Front national : « Les médias doivent avoir une lecture politique, pas politicienne »
Alors que le Front national de Marine Le Pen s’est renforcé avec les élections cantonales, quelle place occupe le FN dans les médias ? Avant notre dossier « FN : les racines du mal » à paraître jeudi, l’analyse d’Arnaud Mercier, politologue et professeur de communication à l’université de Metz.
Politis.fr : Comment expliquer la forte présence dans les médias de Marine Le Pen alors que traditionnellement, le FN était boudé par la sphère médiatique ?
Arnaud Mercier : Globalement, les médias épousent les stratégies de communication des partis politiques.

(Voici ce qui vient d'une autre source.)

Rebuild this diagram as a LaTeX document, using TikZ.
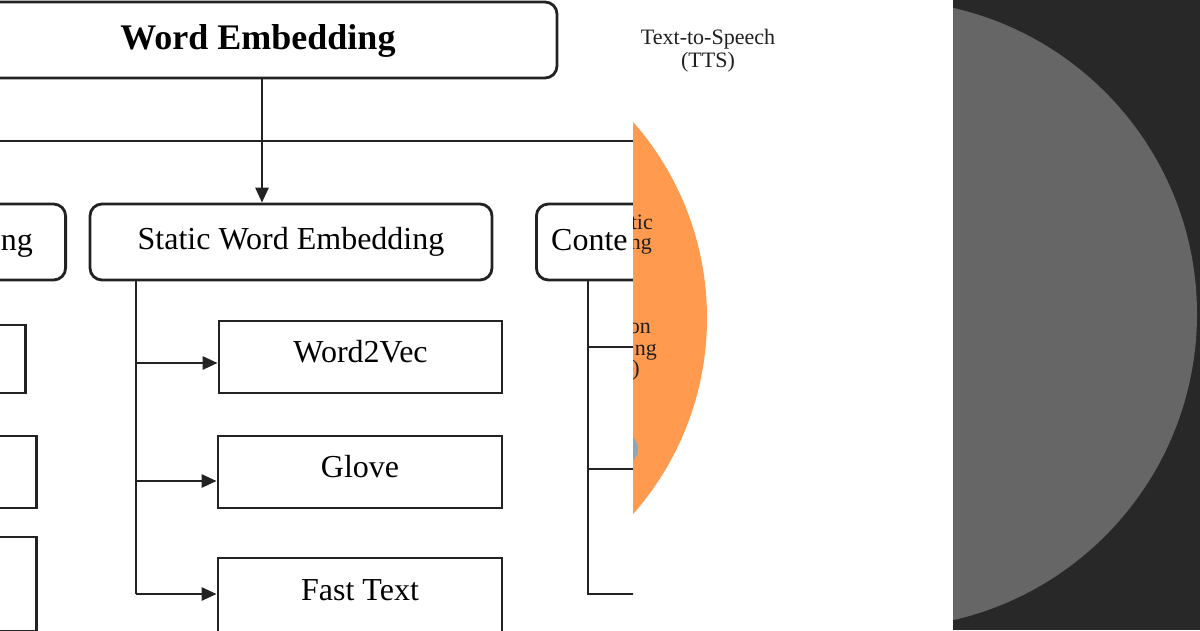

Quand Jean-Marie Le Pen se présente comme le trublion, l’empêcheur de tourner en rond du système politique, qu’il veut présenter son parti comme un pôle de radicalité, et que pour cela, il utilise sciemment des propos provocateurs et choquants (ses fameuses saillies racistes ou antisémites), il suscite logiquement une posture de défiance chez les médias et les citoyens. Il n’est donc pas étonnant que lors de la campagne présidentielle de 2002, Jean-Marie Le Pen ait été traité comme un « petit candidat »… jusqu’à avoir moins de temps de parole qu’Arlette Laguiller ! Dans l’entre-deux tour, le FN a même subi un véritable « traitement de défaveur » des journalistes : ils se sont soudain montrés très exigeants sur son programme, et beaucoup moins sur celui de Jacques Chirac…
A l’inverse de son père, Marine Le Pen joue la carte de l’entrée en respectabilité. C’est une femme divorcée qui a un discours beaucoup moins « droite catholique intégriste », et globalement, des positions beaucoup moins tranchées, du moins en apparence, que son père. Elle offre un visage acceptable du FN, passe très bien à l’antenne, et du coup, les journalistes n’ont pas vraiment d’autre choix que de lui accorder un traitement équivalent à celui des autres responsables politiques. D’une certaine manière, Marine Le Pen a « tué le père » en apparaissant de manière si importante dans les médias…
D’autant qu’à chaque fois qu’elle passe à l’antenne, Marine Le Pen « fait » de l’audience…
Rappelons que Jean-Marie Le Pen battait lui aussi des records d’audience, son positionnement très « clivant » lui permettant de rassembler à la fois ses détracteurs et ses défenseurs. Au-delà, Marine Le Pen est un bon client médiatique car elle incarne vraiment quelque chose : le renouveau du Front national. Aux cantonales, une élection qui, d’ordinaire, désavantage le FN qui n’est pas un parti de terrain, les Français ont voté pour le FN de Marine Le Pen : ils ont plébiscité la nouvelle ligne, plus « fréquentable », du parti. Exactement celle de Bruno Mégret qui voulait faire du FN un parti de la droite nationale, un parti de gouvernement, et qui est ainsi consacré de manière posthume. Le message a, semble-t-il, été compris, puisque dans les 12 cantons de Moselle où des candidats FN étaient en lice, ils ont obtenu en moyenne 38 % des voix ! Ce qui signifie que de nombreux électeurs UMP ont bel et bien voté pour l’extrême-droite. Marine Le Pen a le vent en poupe, donc les médias suivent…
Comment les médias peuvent-ils résister aux éventuelles manipulations ?
En plateau, les journalistes ont tendance à s’opposer frontalement à un FN qui, dans les faits, n’existe plus car il est en pleine mutation. C’est totalement inefficace. A la place d’une lecture politicienne qui conduit à des débats superficiels autour de l’identité nationale par exemple, les médias devraient, à mon sens, avoir une lecture politique des causes réelles de ce vote : le rejet de la classe politique, la désespérance sociale… Ils devraient donner la parole à ces Français qui se sentent mis aux bans des médias et de la société. Ensuite, les partis pourraient eux-mêmes établir leur diagnostic.